§ **GIVEN INFORMATION**:

————

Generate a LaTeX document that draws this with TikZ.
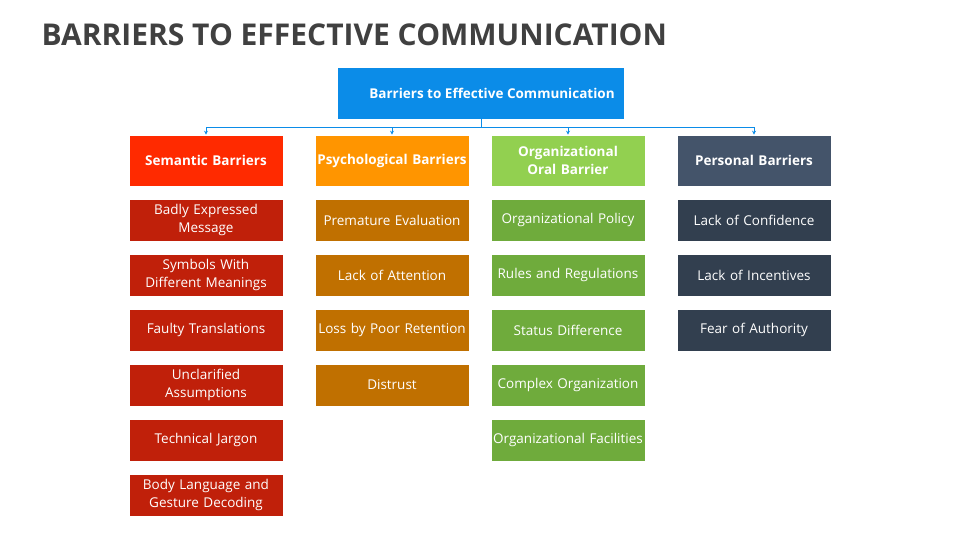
\documentclass[tikz,border=0pt]{standalone}
\usepackage{fontspec}
\setmainfont{Open Sans}
\usetikzlibrary{arrows.meta}
\definecolor{tblue}{HTML}{0B8CE8}
\definecolor{redH}{HTML}{FF2A00}\definecolor{redI}{HTML}{C0200A}
\definecolor{orH}{HTML}{FF9500}\definecolor{orI}{HTML}{C07000}
\definecolor{grH}{HTML}{92D050}\definecolor{grI}{HTML}{6FAB3C}
\definecolor{slH}{HTML}{44546A}\definecolor{slI}{HTML}{323F4F}
\definecolor{ttl}{HTML}{404040}
\begin{document}
\begin{tikzpicture}[x=1pt,y=-1pt,
 box/.style={draw=white,line width=0.6pt,minimum width=154pt,text width=150pt,align=center,text=white,inner sep=1pt,font=\fontsize{13.5}{18}\selectfont},
 head/.style={box,minimum height=51pt,font=\fontsize{13.5}{18}\selectfont\bfseries},
 item/.style={box,minimum height=42pt},
 conn/.style={draw=tblue,line width=0.8pt,-{Stealth[length=4pt,width=4pt]}}]
\useasboundingbox (0,0) rectangle (960,540);
\node[anchor=west,text=ttl,font=\fontsize{30}{34}\selectfont\bfseries] (title) at (38,35) {BARRIERS TO EFFECTIVE COMMUNICATION};
\node[fill=tblue,minimum width=286pt,minimum height=51pt,text=white,font=\fontsize{13.5}{18}\selectfont\bfseries,inner sep=0pt] (top) at (481,93.5) {\hspace*{22pt}Barriers to Effective Communication};
\coordinate (j) at (481,127);
\foreach \x/\n/\c/\t in {206/a/redH/Semantic Barriers,392/b/orH/Psychological Barriers,568/c/grH/{Organizational\\Oral Barrier},754/d/slH/Personal Barriers}{
 \node[head,fill=\c] (h\n) at (\x,160.5) {\t};
}
\draw[tblue,line width=0.8pt] (top.south) -- (j);
\foreach \n in {a,b,c,d}{\draw[conn] (j) -| (h\n.north);}
\foreach \i/\t in {1/{Badly Expressed\\Message},2/{Symbols With\\Different Meanings},3/Faulty Translations,4/{Unclarified\\Assumptions},5/Technical Jargon,6/{Body Language and\\Gesture Decoding}}{
 \node[item,fill=redI] (a\i) at (206,{220+55*(\i-1)}) {\t};}
\foreach \i/\t in {1/Premature Evaluation,2/Lack of Attention,3/Loss by Poor Retention,4/Distrust}{
 \node[item,fill=orI] (b\i) at (392,{220+55*(\i-1)}) {\t};}
\foreach \i/\t in {1/Organizational Policy,2/Rules and Regulations,3/Status Difference,4/Complex Organization,5/Organizational Facilities}{
 \node[item,fill=grI] (c\i) at (568,{220+55*(\i-1)}) {\t};}
\foreach \i/\t in {1/Lack of Confidence,2/Lack of Incentives,3/Fear of Authority}{
 \node[item,fill=slI] (d\i) at (754,{220+55*(\i-1)}) {\t};}
\end{tikzpicture}
\end{document}
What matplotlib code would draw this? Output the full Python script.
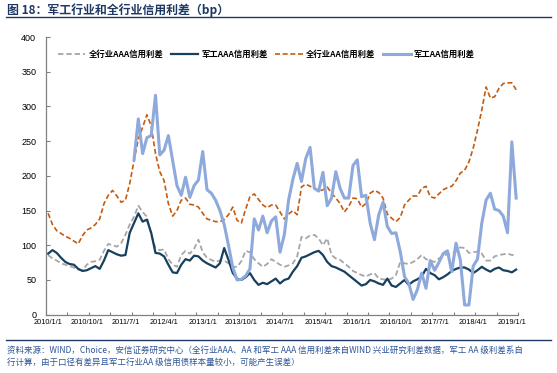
import matplotlib
matplotlib.use("Agg")
import matplotlib.pyplot as plt
import numpy as np
from matplotlib.lines import Line2D

plt.rcParams["font.family"] = ["Noto Sans CJK SC", "DejaVu Sans"]

# monthly series, 2010/1 .. 2019/2 (110 points)
all_aaa = [86, 81, 78, 74, 72, 70, 68, 65, 64, 72, 76, 77, 79, 92, 102, 100, 98, 103, 115, 130,
           141, 157, 148, 141, 115, 96, 93, 94, 80, 72, 69, 86, 92, 88, 95, 108, 90, 82, 79, 76,
           78, 78, 74, 69, 69, 77, 92, 90, 80, 74, 69, 73, 80, 76, 72, 69, 71, 74, 84, 112,
           110, 114, 115, 110, 100, 110, 86, 81, 79, 74, 69, 63, 60, 57, 55, 58, 60, 52, 51, 50,
           52, 57, 76, 74, 73, 76, 80, 86, 80, 78, 76, 81, 85, 87, 88, 91, 97, 96, 89, 90,
           91, 88, 78, 78, 84, 86, 87, 88, 86, 86]
mil_aaa = [88, 93, 89, 82, 76, 73, 72, 66, 63, 64, 67, 70, 66, 78, 93, 90, 87, 85, 86, 118,
           132, 146, 134, 137, 118, 89, 88, 84, 72, 61, 60, 72, 80, 78, 85, 84, 78, 74, 71, 68,
           74, 96, 79, 60, 52, 50, 54, 60, 50, 43, 46, 44, 48, 52, 45, 50, 52, 62, 70, 82,
           84, 87, 90, 92, 86, 76, 70, 68, 65, 62, 57, 52, 47, 42, 44, 50, 48, 45, 43, 52,
           42, 40, 45, 50, 43, 48, 51, 55, 66, 60, 57, 51, 54, 58, 63, 66, 68, 68, 65, 60,
           64, 69, 65, 62, 66, 68, 64, 63, 61, 65]
all_aa = [146, 130, 121, 117, 113, 110, 106, 102, 114, 122, 125, 130, 138, 160, 172, 179, 171, 162, 165, 189,
          222, 253, 270, 288, 272, 232, 206, 193, 160, 142, 150, 165, 168, 159, 158, 155, 146, 138, 136, 134,
          134, 137, 144, 155, 136, 132, 152, 170, 174, 166, 158, 154, 158, 158, 148, 138, 145, 150, 144, 184,
          188, 185, 182, 178, 180, 184, 175, 168, 160, 148, 156, 168, 167, 155, 160, 175, 179, 176, 168, 145,
          139, 134, 140, 158, 165, 171, 171, 182, 185, 170, 168, 174, 180, 183, 185, 193, 204, 208, 220, 240,
          266, 295, 328, 312, 314, 326, 333, 334, 334, 324]
mil_aa = [np.nan] * 20 + [
    223, 282, 232, 255, 258, 316, 230, 237, 258, 222, 186, 172, 198, 169, 186, 194, 235, 180, 175, 165,
    150, 130, 100, 68, 50, 51, 56, 66, 138, 122, 142, 118, 135, 141, 90, 115, 165, 195, 218, 192,
    225, 241, 182, 178, 205, 157, 168, 206, 182, 168, 168, 215, 223, 170, 172, 132, 108, 144, 162, 127,
    117, 118, 91, 55, 45, 22, 36, 60, 38, 78, 64, 75, 88, 92, 62, 103, 79, 14, 14, 70,
    80, 132, 165, 175, 152, 150, 142, 118, 249, 168]

tick_labels = ["2010/1/1", "2010/10/1", "2011/7/1", "2012/4/1", "2013/1/1", "2013/10/1",
               "2014/7/1", "2015/4/1", "2016/1/1", "2016/10/1", "2017/7/1", "2018/4/1", "2019/1/1"]

x = np.arange(len(all_aa))

fig = plt.figure(figsize=(5.57, 3.73), dpi=100)
ax = fig.add_axes([0.0826, 0.1563, 0.8479, 0.7445])

ax.plot(x, all_aaa, color="#A6A6A6", lw=1.3, ls=(0, (3, 1.6)), label="全行业AAA信用利差")
ax.plot(x, mil_aaa, color="#17405F", lw=1.6, label="军工AAA信用利差")
ax.plot(x, all_aa, color="#C55A11", lw=1.2, ls=(0, (3, 1.6)), label="全行业AA信用利差")
ax.plot(x, mil_aa, color="#8EA9DB", lw=2.2, label="军工AA信用利差")

ax.set_xlim(-0.5, len(x) - 0.5)
ax.set_ylim(0, 400)
ax.set_yticks(np.arange(0, 401, 50))
ax.tick_params(axis="y", direction="in", length=3, width=0.8, color="#808080",
               labelsize=6.5, pad=7)
for t in ax.get_yticklabels():
    t.set_family(["Liberation Sans", "DejaVu Sans"])

ax.set_xticks(np.arange(-0.5, len(x), 5))
ax.set_xticklabels([])
ax.tick_params(axis="x", which="major", direction="in", length=2.5, width=0.8, color="#808080")
ax.set_xticks(np.arange(0, len(x), 9), minor=True)
ax.set_xticklabels(tick_labels, minor=True, fontsize=5.3, family=["Liberation Sans", "DejaVu Sans"])
ax.tick_params(axis="x", which="minor", length=0, pad=3)

for side in ["top", "right"]:
    ax.spines[side].set_visible(False)
for side in ["left", "bottom"]:
    ax.spines[side].set_color("#808080")
    ax.spines[side].set_linewidth(0.9)

leg = ax.legend(loc="center", bbox_to_anchor=(0.478, 0.853), bbox_transform=fig.transFigure,
                ncol=4, frameon=False, handlelength=3.3, handletextpad=0.4,
                columnspacing=0.9, prop={"weight": "bold", "size": 6})

navy = "#1F3864"
fig.text(0.013, 0.973, "图 18：军工行业和全行业信用利差（bp）", fontsize=8.6, fontweight="bold",
         color=navy, va="center", ha="left")
fig.add_artist(Line2D([0.01, 0.99], [0.955, 0.955], transform=fig.transFigure, color=navy, lw=1.0))
fig.add_artist(Line2D([0.01, 0.99], [0.088, 0.088], transform=fig.transFigure, color=navy, lw=1.0))

src_color = "#2E5597"
fig.text(0.013, 0.060, "资料来源：WIND，Choice，安信证券研究中心（全行业AAA、AA 和军工 AAA 信用利差来自WIND 兴业研究利差数据，军工 AA 级利差系自",
         fontsize=6.1, style="italic", color=src_color, va="center", ha="left")
fig.text(0.013, 0.028, "行计算，由于口径有差异且军工行业AA 级信用债样本量较小，可能产生误差）",
         fontsize=6.1, style="italic", color=src_color, va="center", ha="left")

fig.savefig("out.png", dpi=100)
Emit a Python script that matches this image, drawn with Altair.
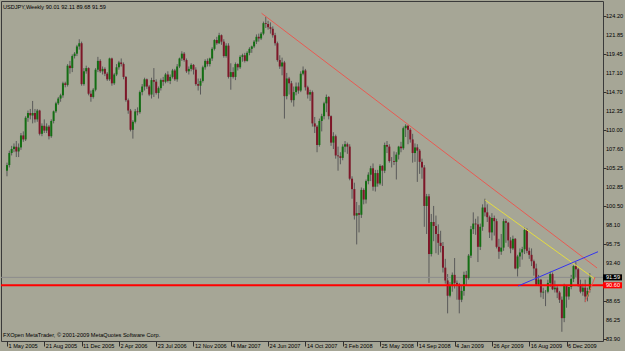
import altair as alt
import pandas as pd

# ---- weekly USDJPY candles (week index 0 = 1 May 2005) ----
open_ = [104.9,105.6,107.1,107.6,107.9,107.3,107.8,109.3,108.8,111.5,
         112.1,111.8,112.1,111.3,112.4,109.5,110.5,109.9,110.4,109.2,
         111.1,112.3,113.3,113.9,114.3,115.8,115.6,118.0,117.7,119.2,
         119.5,120.4,120.8,115.7,117.3,117.7,114.5,114.1,115.0,117.5,
         118.6,117.3,117.6,117.0,116.3,118.9,115.8,116.9,117.8,118.4,
         118.2,116.6,113.7,112.4,110.0,111.0,112.3,112.2,114.7,115.4,
         116.3,115.4,114.4,116.2,116.0,114.6,115.2,116.2,116.0,116.9,
         116.1,116.6,117.4,116.3,117.9,118.9,119.5,118.7,117.3,117.6,
         118.1,117.5,115.7,115.5,116.1,117.8,118.6,118.2,118.9,120.1,
         121.2,120.8,121.8,121.0,119.2,120.5,116.6,117.2,116.6,118.2,
         117.8,119.1,119.3,118.6,119.6,120.1,120.4,121.0,121.6,121.4,
         122.0,123.3,123.2,122.8,122.6,121.8,120.8,118.7,117.9,118.4,
         114.2,116.4,115.8,113.7,114.7,115.4,114.9,117.0,117.4,115.3,
         114.4,114.7,110.8,110.4,108.1,111.1,111.7,113.3,114.1,111.7,
         108.4,109.2,106.8,106.7,106.5,107.9,108.2,107.9,103.9,102.6,
         99.3,99.6,99.4,102.5,101.3,103.6,104.4,105.2,102.9,104.6,
         103.3,105.5,104.9,108.1,107.9,106.1,106.1,106.0,106.9,107.9,
         107.7,110.2,110.5,110.0,108.8,107.1,107.8,107.4,106.0,105.3,
         100.5,101.7,94.5,98.5,98.0,97.0,95.9,95.5,92.8,91.2,
         89.3,90.5,91.9,90.9,90.7,88.8,89.9,91.9,91.5,94.3,
         97.6,98.3,98.2,95.4,97.9,100.3,99.7,99.1,97.2,99.0,
         98.6,95.4,94.8,95.3,98.6,98.4,96.2,95.2,96.4,92.7,
         94.2,94.7,95.1,97.5,94.9,94.4,93.6,92.7,90.7,91.3,
         89.7,89.8,89.8,90.9,92.0,90.1,90.3,89.7,88.8,86.5,
         90.5,89.2,90.4,91.4,93.0,92.6,90.7,89.8,90.3,89.2,
         90.01]
high = [105.9,107.4,108.0,108.3,108.6,108.3,109.6,109.8,111.7,112.4,
        112.6,113.6,112.6,112.6,112.5,110.8,111.3,110.8,110.6,111.3,
        112.4,113.5,114.1,114.5,116.0,116.0,118.2,118.6,119.4,119.7,
        120.6,121.3,121.0,117.7,118.0,117.8,114.9,115.2,117.7,119.1,
        118.8,117.9,117.8,117.2,119.0,119.0,117.1,118.2,118.6,118.9,
        118.4,116.7,113.9,112.6,111.2,112.6,112.8,114.9,115.7,116.5,
        116.4,115.6,116.5,117.7,116.3,115.4,116.4,116.6,117.1,117.3,
        116.9,117.6,117.6,118.2,119.0,119.8,119.7,118.9,117.9,118.3,
        118.2,117.8,116.4,116.4,118.0,118.8,118.9,119.0,120.3,121.3,
        121.6,122.1,121.9,121.3,120.8,120.8,118.3,117.8,118.4,118.3,
        119.3,119.5,119.6,119.8,120.3,120.5,121.2,121.9,122.0,122.2,
        123.5,124.1,123.6,123.4,122.9,122.1,121.0,119.3,119.0,118.6,
        117.1,116.6,116.1,115.4,115.9,115.9,117.3,117.9,117.6,115.5,
        115.0,114.9,111.6,110.6,111.4,112.0,113.5,114.4,114.2,111.8,
        109.7,109.4,107.9,107.2,108.2,108.6,108.4,108.2,104.2,103.4,
        101.0,100.6,102.8,102.7,103.8,104.7,105.5,105.8,105.0,105.0,
        105.7,105.6,108.4,108.6,108.2,106.6,107.3,107.2,108.0,108.5,
        110.4,110.7,110.6,110.2,109.5,108.3,108.2,107.6,106.4,105.6,
        102.0,102.0,99.5,100.5,99.3,98.2,97.4,96.0,93.9,92.0,
        91.0,92.2,94.0,91.2,90.9,90.5,92.3,92.4,94.5,98.0,
        99.7,98.9,99.2,98.3,100.7,101.4,100.7,99.3,99.6,99.3,
        98.9,96.4,97.0,98.9,98.9,98.5,96.6,96.8,96.5,94.4,
        95.2,95.4,97.8,97.7,95.3,95.2,93.8,93.3,91.9,91.4,
        90.3,90.0,91.3,92.3,92.2,91.2,90.5,89.9,89.2,90.8,
        90.6,90.4,91.9,93.1,93.5,92.8,91.3,90.8,91.3,90.3,
        92.11]
low = [104.2,105.3,106.8,107.2,106.6,106.6,107.5,108.5,108.6,111.0,
       111.3,110.8,110.9,111.0,109.3,109.2,109.6,109.6,108.8,109.0,
       110.8,112.1,113.1,113.5,114.0,115.3,115.4,117.0,117.2,118.9,
       119.2,120.0,115.5,115.5,117.0,114.3,113.5,113.9,114.8,117.2,
       117.1,116.9,116.7,116.1,116.1,115.5,115.6,116.7,117.5,117.9,
       116.3,113.5,112.0,109.8,108.9,110.8,111.8,112.0,114.3,114.9,
       115.1,114.2,113.9,114.1,114.4,113.9,114.9,115.5,115.8,115.9,
       115.7,116.4,116.1,116.0,117.7,118.6,118.5,117.1,116.9,117.3,
       116.9,115.5,114.9,114.4,115.9,117.5,117.9,117.9,118.6,119.9,
       120.6,120.7,120.6,119.0,119.0,116.4,115.0,116.4,116.2,117.4,
       117.6,118.5,118.4,118.5,119.3,119.6,120.2,120.7,121.0,121.2,
       121.8,122.7,122.5,122.0,121.5,120.5,118.5,117.6,116.8,111.4,
       113.8,114.4,113.4,112.9,114.3,114.5,114.7,116.8,114.9,113.9,
       113.6,110.4,109.6,107.2,107.9,109.8,111.3,112.2,111.3,108.0,
       107.6,106.4,104.9,105.7,106.2,107.2,107.0,103.7,101.4,98.8,
       95.7,97.2,99.0,100.7,100.8,103.2,103.6,102.4,102.3,102.9,
       103.1,103.0,104.6,107.1,105.9,105.3,105.6,103.8,106.3,107.2,
       107.5,109.1,108.2,108.4,105.9,106.0,103.5,104.5,103.9,97.9,
       97.0,90.9,94.2,96.1,94.6,94.4,94.7,92.2,90.8,87.1,
       89.1,89.8,90.2,88.8,87.1,88.5,89.3,90.6,91.3,94.0,
       97.0,96.9,93.5,95.0,97.4,99.2,98.5,96.5,96.2,96.8,
       95.2,93.9,94.4,94.9,95.9,95.4,94.6,95.0,92.6,91.7,
       92.9,93.8,94.5,94.6,93.9,93.0,91.8,90.6,90.5,89.1,
       88.9,88.0,89.6,90.4,90.0,89.7,89.0,88.4,84.8,86.0,
       87.8,88.8,90.1,91.0,91.6,90.4,89.6,89.3,88.5,88.6,
       89.68]
close = [105.6,107.1,107.6,107.9,107.3,107.8,109.3,108.8,111.5,112.1,
         111.8,112.1,111.3,112.4,109.5,110.5,109.9,110.4,109.2,111.1,
         112.3,113.3,113.9,114.3,115.8,115.6,118.0,117.7,119.2,119.5,
         120.4,120.8,115.7,117.3,117.7,114.5,114.1,115.0,117.5,118.6,
         117.3,117.6,117.0,116.3,118.9,115.8,116.9,117.8,118.4,118.2,
         116.6,113.7,112.4,110.0,111.0,112.3,112.2,114.7,115.4,116.3,
         115.4,114.4,116.2,116.0,114.6,115.2,116.2,116.0,116.9,116.1,
         116.6,117.4,116.3,117.9,118.9,119.5,118.7,117.3,117.6,118.1,
         117.5,115.7,115.5,116.1,117.8,118.6,118.2,118.9,120.1,121.2,
         120.8,121.8,121.0,119.2,120.5,116.6,117.2,116.6,118.2,117.8,
         119.1,119.3,118.6,119.6,120.1,120.4,121.0,121.6,121.4,122.0,
         123.3,123.2,122.8,122.6,121.8,120.8,118.7,117.9,118.4,114.2,
         116.4,115.8,113.7,114.7,115.4,114.9,117.0,117.4,115.3,114.4,
         114.7,110.8,110.4,108.1,111.1,111.7,113.3,114.1,111.7,108.4,
         109.2,106.8,106.7,106.5,107.9,108.2,107.9,103.9,102.6,99.3,
         99.6,99.4,102.5,101.3,103.6,104.4,105.2,102.9,104.6,103.3,
         105.5,104.9,108.1,107.9,106.1,106.1,106.0,106.9,107.9,107.7,
         110.2,110.5,110.0,108.8,107.1,107.8,107.4,106.0,105.3,100.5,
         101.7,94.5,98.5,98.0,97.0,95.9,95.5,92.8,91.2,89.3,
         90.5,91.9,90.9,90.7,88.8,89.9,91.9,91.5,94.3,97.6,
         98.3,98.2,95.4,97.9,100.3,99.7,99.1,97.2,99.0,98.6,
         95.4,94.8,95.3,98.6,98.4,96.2,95.2,96.4,92.7,94.2,
         94.7,95.1,97.5,94.9,94.4,93.6,92.7,90.7,91.3,89.7,
         89.8,89.8,90.9,92.0,90.1,90.3,89.7,88.8,86.5,90.5,
         89.2,90.4,91.4,93.0,92.6,90.7,89.8,90.3,89.2,89.9,
         91.59]

# ---- axis ticks ----
date_ticks = [0, 16, 32, 48, 64, 80, 96, 112, 128, 144, 160, 176, 192, 208, 224, 240]
date_labels = ["1 May 2005", "21 Aug 2005", "11 Dec 2005", "2 Apr 2006", "23 Jul 2006",
               "12 Nov 2006", "4 Mar 2007", "24 Jun 2007", "14 Oct 2007", "3 Feb 2008",
               "25 May 2008", "14 Sep 2008", "4 Jan 2009", "26 Apr 2009", "16 Aug 2009",
               "6 Dec 2009"]
price_ticks = [124.20, 121.85, 119.45, 117.10, 114.70, 112.35, 110.00, 107.60, 105.25,
               102.85, 100.50, 98.10, 95.75, 93.40, 88.65, 86.25, 83.90]

# ---- trend lines (week index, price) ----
red_line_weeks = [109.2, 253.1]
red_line_prices = [124.54, 92.76]
yellow_line_weeks = [205.1, 252.2]
yellow_line_prices = [101.24, 91.38]
blue_line_weeks = [219.2, 253.5]
blue_line_prices = [90.51, 94.79]
short_line_weeks = [248.0, 252.2]
short_line_prices = [88.55, 91.60]

bid_price = 91.59
support_price = 90.60

title_text = "USDJPY,Weekly  90.01 92.11 89.68 91.59"
copyright_text = "FXOpen MetaTrader, \u00a9 2001-2009 MetaQuotes Software Corp."

FONT = "Liberation Sans"
FS = 5.6
BG = "#a6a696"

df = pd.DataFrame({"i": list(range(len(close))), "o": open_, "h": high, "l": low, "c": close})
up_df = df[df["c"] >= df["o"]]
dn_df = df[df["c"] < df["o"]]

xs = alt.Scale(domain=[-0.42, 253.5], nice=False, zero=False)
ys = alt.Scale(domain=[83.65, 126.07], nice=False, zero=False)

label_expr = "[" + ",".join("'" + s + "'" for s in date_labels) + "][round(datum.value/16)]"

x_axis = alt.Axis(values=date_ticks, labelExpr=label_expr, labelAlign="left", labelBaseline="top",
                  labelPadding=-3, tickSize=5, labelOffset=1, labelFlush=False, labelOverlap=False,
                  labelBound=False, domain=False, grid=False, title=None)
y_axis = alt.Axis(values=price_ticks, orient="right", tickSize=3, labels=False,
                  domain=False, grid=False, title=None)

X = lambda f: alt.X(f, scale=xs, title=None)
Y = lambda f: alt.Y(f, scale=ys, title=None)

wicks = alt.Chart(df).mark_rule(color="#5a5a5a", strokeWidth=1).encode(
    x=alt.X("i:Q", scale=xs, axis=x_axis),
    y=alt.Y("l:Q", scale=ys, axis=y_axis),
    y2="h:Q",
)
up_bodies = alt.Chart(up_df).mark_bar(size=2, color="#136e13").encode(
    x=X("i:Q"), y=Y("o:Q"), y2="c:Q")
dn_bodies = alt.Chart(dn_df).mark_bar(size=2, color="#7e1628").encode(
    x=X("i:Q"), y=Y("o:Q"), y2="c:Q")


def seg(weeks, prices, color):
    d = pd.DataFrame({"i": weeks, "p": prices})
    return alt.Chart(d).mark_line(color=color, strokeWidth=1).encode(x=X("i:Q"), y=Y("p:Q"))


red_line = seg(red_line_weeks, red_line_prices, "#e85a52")
yellow_line = seg(yellow_line_weeks, yellow_line_prices, "#e4dc40")
blue_line = seg(blue_line_weeks, blue_line_prices, "#3434ee")
short_line = seg(short_line_weeks, short_line_prices, "#e85a52")

# price scale labels as text on the right
ytick_df = pd.DataFrame({"p": price_ticks, "txt": ["%.2f" % v for v in price_ticks]})
ytick_txt = alt.Chart(ytick_df).mark_text(align="left", baseline="middle", font=FONT, fontSize=FS,
                                          color="#000000").encode(
    x=alt.value(605), y=Y("p:Q"), text="txt:N")

lev_df = pd.DataFrame({"p": [bid_price, support_price],
                       "txt": ["%.2f" % bid_price, "%.2f" % support_price]})
bid_df = lev_df.iloc[[0]]
sup_df = lev_df.iloc[[1]]

bid_line = alt.Chart(bid_df).mark_rule(color="#8c8c8c", strokeWidth=1).encode(y=Y("p:Q"))
sup_line = alt.Chart(sup_df).mark_rule(color="#ff0000", strokeWidth=2).encode(y=Y("p:Q"))


def price_box(d, color):
    return alt.Chart(d).transform_calculate(
        top="datum.p + 0.38", bot="datum.p - 0.38").mark_rect(color=color).encode(
        x=alt.value(602), x2=alt.value(621), y=Y("top:Q"), y2="bot:Q")


bid_box = price_box(bid_df, "#000000")
sup_box = price_box(sup_df, "#ff0000")
lbl_txt = alt.Chart(lev_df).mark_text(align="left", baseline="middle", font=FONT, fontSize=FS,
                                      color="#ffffff").encode(
    x=alt.value(605), y=Y("p:Q"), text="txt:N")

title = alt.Chart(pd.DataFrame({"t": [title_text]})).mark_text(
    align="left", baseline="alphabetic", font=FONT, fontSize=FS, color="#000000").encode(
    x=alt.value(2), y=alt.value(7.5), text="t:N")
copyright = alt.Chart(pd.DataFrame({"t": [copyright_text]})).mark_text(
    align="left", baseline="alphabetic", font=FONT, fontSize=FS, color="#000000").encode(
    x=alt.value(2), y=alt.value(336), text="t:N")

chart = alt.layer(wicks, bid_line, up_bodies, dn_bodies, sup_line, red_line, yellow_line,
                  blue_line, short_line, bid_box, sup_box, lbl_txt, ytick_txt, title,
                  copyright).properties(
    width=602, height=340,
    padding={"left": 1, "top": 1, "right": 22, "bottom": 10},
    autosize=alt.AutoSizeParams(type="none"),
    background=BG,
).configure_view(fill=BG, stroke="#3a3a3a", strokeWidth=1).configure_axis(
    labelFont=FONT, labelFontSize=FS, labelColor="#000000", tickColor="#303030",
    grid=False, domain=False,
)

chart.save("out.html", embed_options={"renderer": "svg", "actions": False})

————

§ **WHAT THE EXERCISE ASKS**: Set down, word for word, the lines from the one holding "Emit a Python" through the one holding "import pandas as pd". Skip the pictures.

§ **EXERCISE SOLUTION**:
Emit a Python script that matches this image, drawn with Altair.
import altair as alt
import pandas as pd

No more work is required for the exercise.